Paylaş
Biliyorsunuz Abdullah Gül, 58’inci hükümetin Başbakanı sıfatıyla TBMM’de 23 Kasım 2002 tarihinde okuduğu “Hükümet Programı”nda aynen:
“Yargı gücünü kullananların görevlerini yasaların emrettiği doğrultuda, tarafsız olarak kullanmaları, kişi hak ve özgürlüklerinin en önemli teminatıdır. Hükümetimiz, yargı yetkisini kullanan kişi ve kurumların bağımsız ve tarafsız karar vermelerini sağlayacak bir yargı reformu gerçekleştirmek için;
* Anayasa ve yasalardaki yargı bağımsızlığı ve hakimlik taminatı ile bağdaşmayan hükümler değiştirilecek, hakimlerin tarafsızlığını ve hukukun siyasallaşmasını engelleyen önlemler alınacaktır.

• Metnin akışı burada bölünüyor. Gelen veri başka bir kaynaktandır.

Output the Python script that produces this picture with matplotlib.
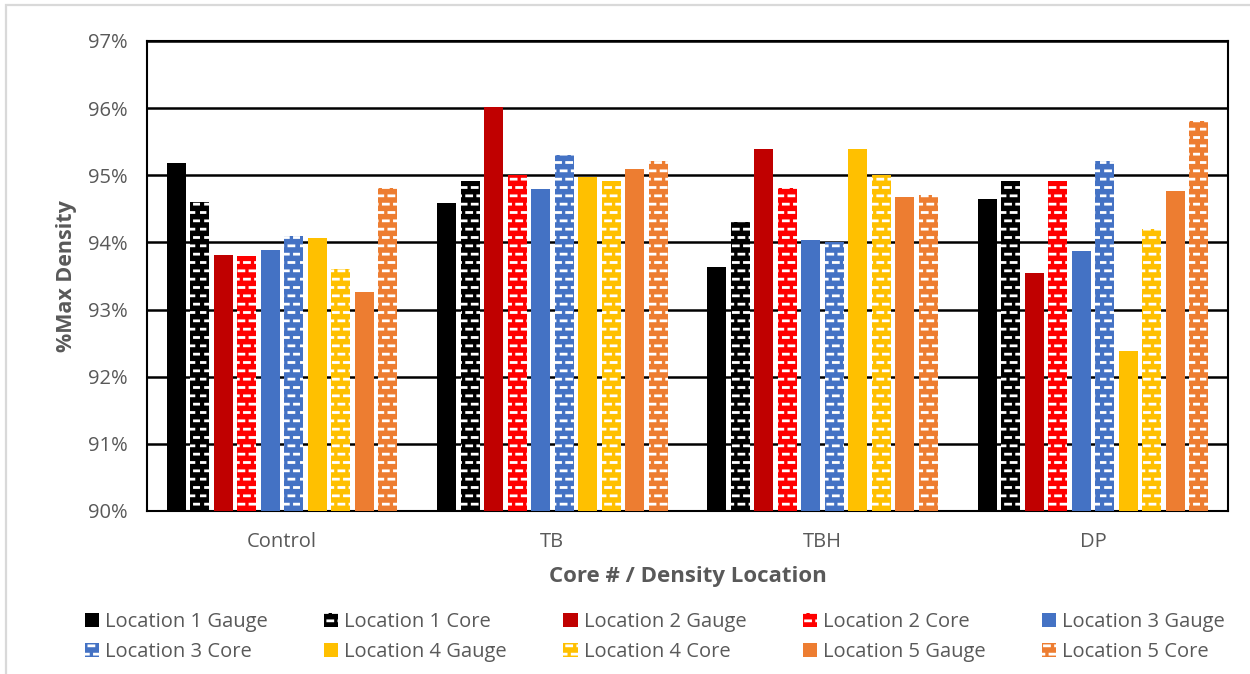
import numpy as np
import matplotlib.pyplot as plt
from matplotlib import hatch as mhatch
from matplotlib.path import Path
from matplotlib.patches import Rectangle
from matplotlib.ticker import PercentFormatter

categories = ['Control', 'TB', 'TBH', 'DP']
series = ['Location 1 Gauge', 'Location 1 Core', 'Location 2 Gauge', 'Location 2 Core',
          'Location 3 Gauge', 'Location 3 Core', 'Location 4 Gauge', 'Location 4 Core',
          'Location 5 Gauge', 'Location 5 Core']
values = [
    [95.18, 94.58, 93.64, 94.64],  # Location 1 Gauge
    [94.60, 94.92, 94.30, 94.91],  # Location 1 Core
    [93.82, 96.01, 95.39, 93.54],  # Location 2 Gauge
    [93.80, 95.00, 94.81, 94.91],  # Location 2 Core
    [93.88, 94.79, 94.03, 93.87],  # Location 3 Gauge
    [94.10, 95.30, 94.00, 95.21],  # Location 3 Core
    [94.07, 94.97, 95.39, 92.39],  # Location 4 Gauge
    [93.60, 94.92, 95.00, 94.20],  # Location 4 Core
    [93.26, 95.10, 94.67, 94.76],  # Location 5 Gauge
    [94.81, 95.21, 94.70, 95.81],  # Location 5 Core
]
colors = ['#000000', '#000000', '#C00000', '#FF0000', '#4472C4', '#4472C4',
          '#FFC000', '#FFC000', '#ED7D31', '#ED7D31']


# brick-like pattern of short white dashes, like Excel's "small confetti"-ish fill
class BrickHatch(mhatch.HatchPatternBase):
    def __init__(self, hatch, density):
        n = hatch.count('b')
        self.rows = 12 * n
        self.cols = 9
        self.num_vertices = self.rows * self.cols * 2

    def set_vertices_and_codes(self, vertices, codes):
        k = 0
        for r in range(self.rows):
            y = (r + 0.5) / self.rows
            off = 0.0 if r % 2 == 0 else 0.5
            for c in range(self.cols):
                x0 = (c + off) / self.cols
                vertices[k] = (x0, y)
                vertices[k + 1] = (x0 + 0.05, y)
                codes[k] = Path.MOVETO
                codes[k + 1] = Path.LINETO
                k += 2


mhatch._hatch_types.append(BrickHatch)

plt.rcParams['font.family'] = ['Open Sans', 'DejaVu Sans']
plt.rcParams['hatch.linewidth'] = 2.0
text_col = '#595959'

fig = plt.figure(figsize=(12.5, 6.74), dpi=100)
ax = fig.add_axes([147 / 1250, 1 - 511 / 674, (1228 - 147) / 1250, (511 - 41) / 674])

# light grey chart-area border (left and top visible)
fig.patches.append(Rectangle((6 / 1250, -0.1), 1.2, 1 - 5 / 674 + 0.1, transform=fig.transFigure,
                             fill=False, edgecolor='#D9D9D9', linewidth=1.6, zorder=0))

x = np.arange(len(categories))
step = 0.087
width = 0.07
base = 90
handles = []
for i, (name, vals, c) in enumerate(zip(series, values, colors)):
    offs = (i - 4.5) * step
    h = [v - base for v in vals]
    if 'Core' in name:
        b = ax.bar(x + offs, h, width, bottom=base, color=c, edgecolor='white', linewidth=0,
                   hatch='b', label=name, zorder=3)
    else:
        b = ax.bar(x + offs, h, width, bottom=base, color=c, linewidth=0, label=name, zorder=3)
    handles.append(b)

ax.set_xlim(-0.5, 3.5)
ax.set_ylim(90, 97)
ax.set_yticks(np.arange(90, 97.5, 1))
ax.yaxis.set_major_formatter(PercentFormatter(decimals=0))
ax.grid(axis='y', color='black', linewidth=1.8, zorder=0)
for s in ax.spines.values():
    s.set_color('black')
    s.set_linewidth(1.5)
ax.set_xticks(x)
ax.set_xticklabels(categories)
ax.tick_params(axis='both', length=0, labelsize=14.5, labelcolor=text_col)
ax.tick_params(axis='x', pad=15)
ax.tick_params(axis='y', pad=14)

ax.set_xlabel('Core # / Density Location', fontsize=16, fontweight='bold', color=text_col, labelpad=10)
ax.set_ylabel('%Max Density', fontsize=15.5, fontweight='bold', color=text_col, labelpad=8)

# legend filled row by row, like the original
order = [0, 5, 1, 6, 2, 7, 3, 8, 4, 9]
leg = fig.legend([handles[k] for k in order], [series[k] for k in order],
                 loc='upper left', bbox_to_anchor=(85 / 1250, 1 - 612 / 674), ncol=5, frameon=False,
                 fontsize=14.5, labelcolor=text_col, handlelength=0.7, handleheight=0.7,
                 handletextpad=0.3, columnspacing=2.8, labelspacing=0.5,
                 borderpad=0, borderaxespad=0)

fig.savefig('out.png', dpi=100)
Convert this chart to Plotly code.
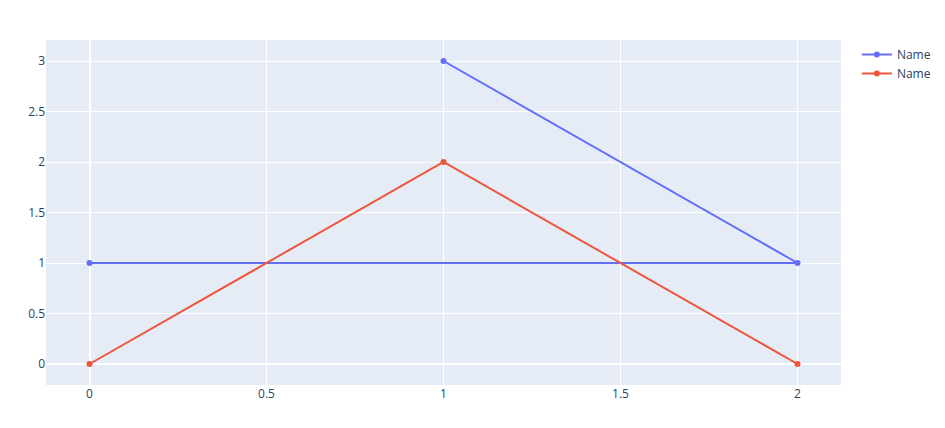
import plotly.graph_objects as go

blue_x = [0, 2, 1]
blue_y = [1, 1, 3]
red_x = [0, 1, 2]
red_y = [0, 2, 0]

fig = go.Figure()
fig.add_trace(go.Scatter(x=blue_x, y=blue_y, mode="lines+markers", name="Name"))
fig.add_trace(go.Scatter(x=red_x, y=red_y, mode="lines+markers", name="Name"))
fig.update_layout(width=929, height=412,
                  margin=dict(l=38, r=96, t=32, b=35, autoexpand=False))
fig.write_html("out.html")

* Yargı hatalarından dolayı mağdur olanların zararlarının tazmini için bütçeden kaynak ayrılacaktır.
* Basında ve kamuoyunda etkili kişi ve organların yargıyı etkilemek suretiyle, adaleti yanıltmaya yönelik faaliyetlerine engel olucu nitelikteki düzenlemelerin uygulanması sağlanacaktır” demişti.

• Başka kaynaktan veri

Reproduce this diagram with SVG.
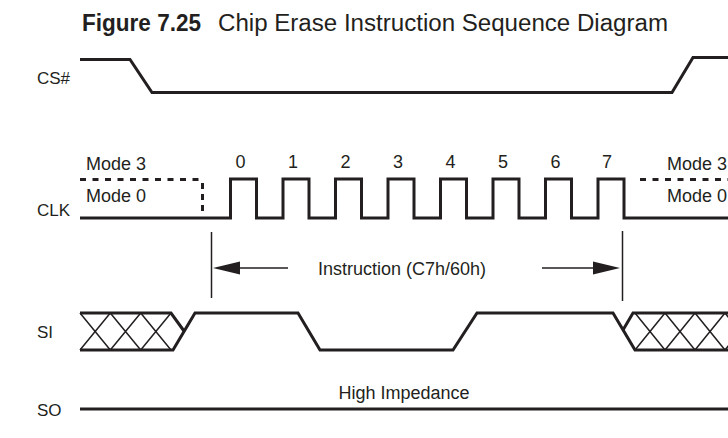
<svg xmlns="http://www.w3.org/2000/svg" width="728" height="438" viewBox="0 0 728 438">
<style>
text{font-family:"Liberation Sans",Arial,sans-serif;fill:#231f20}
.lbl{font-size:17px}
.t{font-size:18px}
.sig{fill:none;stroke:#231f20;stroke-width:3;stroke-linejoin:miter}
.thin{fill:none;stroke:#231f20;stroke-width:1.5}
.dot{fill:none;stroke:#231f20;stroke-width:3;stroke-dasharray:6 6.5}
.ah{fill:#231f20}
</style>
<rect width="728" height="438" fill="#fff"/>
<g id="title">
<text x="82" y="31" style="font-size:23px"><tspan font-weight="bold" textLength="119" lengthAdjust="spacingAndGlyphs">Figure 7.25</tspan><tspan x="218" textLength="450" lengthAdjust="spacingAndGlyphs">Chip Erase Instruction Sequence Diagram</tspan></text>
</g>
<g id="cs">
<text class="lbl" x="37" y="84">CS#</text>
<path class="sig" d="M80,59.5 H130 L152,92.5 H672 L693,57.5 H728"/>
</g>
<g id="clk">
<text class="lbl" x="37" y="216">CLK</text>
<text class="t" x="86" y="170">Mode 3</text>
<text class="t" x="86" y="202">Mode 0</text>
<text class="t" x="727" y="170" text-anchor="end">Mode 3</text>
<text class="t" x="727" y="202" text-anchor="end">Mode 0</text>
<path class="dot" d="M80,179.5 H203"/>
<path class="dot" d="M202.5,183 V216" style="stroke-dasharray:6 5"/>
<path class="dot" d="M640,179.5 H728"/>
<path class="sig" d="M80,218 H230.5 V179 H256.5 V218 H283 V179 H309 V218 H335.5 V179 H361.5 V218 H388 V179 H414 V218 H440.5 V179 H466.5 V218 H493 V179 H519 V218 H545.5 V179 H571.5 V218 H598 V179 H624 V218 H728"/>
<g class="t" text-anchor="middle">
<text x="240.5" y="168">0</text>
<text x="293" y="168">1</text>
<text x="345.5" y="168">2</text>
<text x="398" y="168">3</text>
<text x="450.5" y="168">4</text>
<text x="503" y="168">5</text>
<text x="555.5" y="168">6</text>
<text x="607" y="168">7</text>
</g>
</g>
<g id="si">
<text class="lbl" x="37" y="338">SI</text>
<path class="thin" d="M80,313 L110.3,350 M80,350 L110.3,313 M110.3,313 L140.7,350 M110.3,350 L140.7,313 M140.7,313 L171,350 M140.7,350 L171,313"/>
<path class="thin" d="M635,350 L665,313 M635,313 L665,350 M665,313 L695,350 M665,350 L695,313 M695,313 L725,350 M695,350 L725,313 M725,313 L755,350 M725,350 L755,313"/>
<path class="sig" d="M80,313 H171 L184,331"/>
<path class="sig" d="M80,350 H173 L195,313 H298 L320,350 H453 L477,313 H613 L635,350 H728"/>
<path class="sig" d="M728,313 H633 L623,330"/>
</g>
<g id="so">
<text class="lbl" x="37" y="416">SO</text>
<text class="t" x="404" y="399" text-anchor="middle">High Impedance</text>
<path class="sig" d="M80,409 H728"/>
</g>
<g id="connectors">
<path class="thin" d="M211.5,232 V298"/>
<path class="thin" d="M622.5,231 V301"/>
<path class="thin" d="M238,268 H288"/>
<polygon class="ah" points="213,268 240,261.5 240,274.5"/>
<path class="thin" d="M542,268 H595"/>
<polygon class="ah" points="620,268 593,261.5 593,274.5"/>
<text class="t" x="318" y="275">Instruction (C7h/60h)</text>
</g>
</svg>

(Not: Türkçe hatası ve bold (siyah) yazılar aynen korunmuştur.)
Şimdi yani Gül’ün bu taahhüdünden beri tam 7 yıl 3 ay geçmiş.
Peki Gül’ün bu programı okumasından tam bir hafta önce, Adalet ve Kalkınma Partisi Genel Başkanı sıfatıyla (belli ki ben de varım demek için) bir Basın
Toplantısı düzenleyerek yeni iktidarın takvime bağlanmış “Acil Eylem Planı”nı açıklayan Tayyip Erdoğan’ın aynen:
“Bir yıllık süre zarfında, Adaletin zamanında ve hızlı bir şekilde tesisi için adalet hizmetlerinde ve yargılama usullerinde gerekli tüm değişiklikler süratle gerçekleştirilecektir” dediğini anımsıyor musunuz?

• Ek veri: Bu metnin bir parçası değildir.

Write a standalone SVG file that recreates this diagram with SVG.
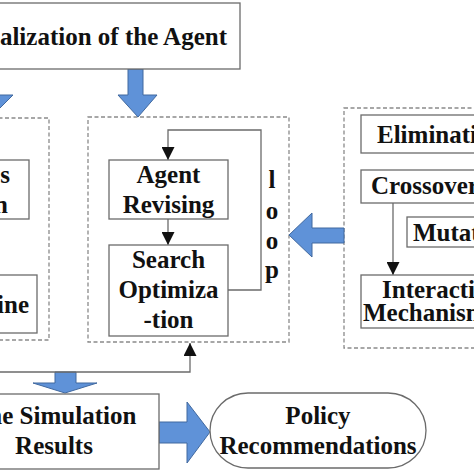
<svg xmlns="http://www.w3.org/2000/svg" width="474" height="474" viewBox="0 0 474 474">
<defs>
<style>
.box{fill:#fff;stroke:#6b6b6b;stroke-width:1.3}
.dash{fill:none;stroke:#8a8a8a;stroke-width:1.3;stroke-dasharray:4 2.5}
.blk{fill:none;stroke:#6b6b6b;stroke-width:1.3}
.blue{fill:#5f92d8;stroke:#41699f;stroke-width:1}
.t{font-family:"Liberation Serif","Times New Roman",serif;font-weight:bold;font-size:25px;fill:#111}
.c{text-anchor:middle}
</style>
<marker id="ah" viewBox="0 0 10 10" refX="10" refY="5" markerWidth="13" markerHeight="13" markerUnits="userSpaceOnUse" orient="auto">
<path d="M0,0 L10,5 L0,10 Z" fill="#111"/>
</marker>
</defs>
<rect width="474" height="474" fill="#fff"/>

<g id="containers">
<rect class="dash" x="-60" y="118" width="109" height="222"/>
<rect class="dash" x="88" y="117" width="201" height="225"/>
<rect class="dash" x="344" y="108" width="160" height="240"/>
</g>

<g id="connectors">
<polygon class="blue" points="128,69 143,69 143,95 157,95 138,117 118,95 128,95"/>
<polygon class="blue" points="-27,69 -12,69 -12,95 13,95 -7,115 -27,95"/>
<polygon class="blue" points="344,228 312,228 312,213 289,235 312,257 312,243 344,243"/>
<polygon class="blue" points="55,372 76,372 76,383 97,383 65,393 33,383 55,383"/>
<polygon class="blue" points="159,422 187,422 187,402 210,432 187,463 187,443 159,443"/>
<line class="blk" x1="168" y1="219" x2="168" y2="245" marker-end="url(#ah)"/>
<polyline class="blk" points="228,290 261,290 261,130 168,130 168,160" marker-end="url(#ah)"/>
<polyline class="blk" points="-10,372 190,372 190,343" marker-end="url(#ah)"/>
<line class="blk" x1="393" y1="203" x2="393" y2="275" marker-end="url(#ah)"/>
<g class="t c">
<text x="272" y="188">l</text>
<text x="272" y="219">o</text>
<text x="272" y="249">o</text>
<text x="272" y="278">p</text>
</g>
</g>

<g id="init">
<rect class="box" x="-54" y="3" width="294" height="66"/>
<text class="t" x="227" y="45" text-anchor="end">Initialization of the Agent</text>
</g>

<g id="left1">
<rect class="box" x="-60" y="160" width="89" height="59"/>
<text class="t" x="10" y="183" text-anchor="end">s</text>
<text class="t" x="8" y="213" text-anchor="end">n</text>
</g>
<g id="left2">
<rect class="box" x="-60" y="275" width="97" height="58"/>
<text class="t" x="29" y="313" text-anchor="end">ine</text>
</g>

<g id="agentRevising">
<rect class="box" x="109" y="160" width="119" height="59"/>
<text class="t c" x="168.5" y="183">Agent</text>
<text class="t c" x="168.5" y="213">Revising</text>
</g>

<g id="searchOpt">
<rect class="box" x="109" y="245" width="119" height="91"/>
<text class="t c" x="168.5" y="268">Search</text>
<text class="t c" x="168.5" y="298">Optimiza</text>
<text class="t c" x="168.5" y="328">-tion</text>
</g>

<g id="elimination">
<rect class="box" x="361" y="115" width="160" height="38"/>
<text class="t" x="377" y="143">Elimination</text>
</g>
<g id="crossover">
<rect class="box" x="361" y="170" width="160" height="33"/>
<text class="t" x="371" y="194">Crossover</text>
</g>
<g id="mutation">
<rect class="box" x="407" y="217" width="110" height="30"/>
<text class="t" x="413" y="241">Mutation</text>
</g>
<g id="interaction">
<rect class="box" x="361" y="275" width="160" height="53"/>
<text class="t" x="382" y="298">Interaction</text>
<text class="t" x="363" y="321">Mechanism</text>
</g>

<g id="simResults">
<rect class="box" x="-51" y="394" width="210" height="75"/>
<text class="t c" x="54" y="424">The Simulation</text>
<text class="t c" x="54" y="454">Results</text>
</g>

<g id="policy">
<rect class="box" x="210" y="393" width="216" height="75" rx="38" ry="37.5"/>
<text class="t c" x="318" y="424">Policy</text>
<text class="t c" x="318" y="454">Recommendations</text>
</g>
</svg>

Ya o konuşmasının sonunda gazetecilere:
“Şimdi sizden bu taahhütlerimizi not almanızı ve zamanı gelip de yapmadığımız bir şey olursa onu yüzümüze çarpmanızı (belki kelime farklıydı) istiyoruz” diye bir de iddiaya giriştiğini?
Söze devam etmeden dönün yargının haline bir bakın bakalım. Karşınızda yargıyı mahvetmeyi planlayan iktidar yok mu?
Oysa sırf Abdullah Gül değil, Tayyip Erdoğan da bu konulardaki tüm düzenlemelerin Avrupa Birliği standartları esas alınarak yapılacağını ayrıca ve açıkça vaat ediyorlardı.
Örnek olarak sadece Kamu İhale Kanunu’ndan söz edelim:
Bu kadro iktidara geldiği zaman kucağında Avrupa Birliği standartlarına göre çıkarılmış ama henüz yürürlüğe girmemiş bir Kamu İhale Kanunu buldu. Kanun o haliyle ihale yolsuzluklarına ve yandaş kayırmacılığına izin vermiyordu.
Bu iktidar sırf o engelleri ortadan kaldırıp yandaşlarını kamu parasıyla (yetim hakkıyla) zengin etmek için yasada 20 kadar değişiklik yaptı.
Şimdi anlıyor musunuz Yargı Reformu olarak neyle karşılaşacağımızı?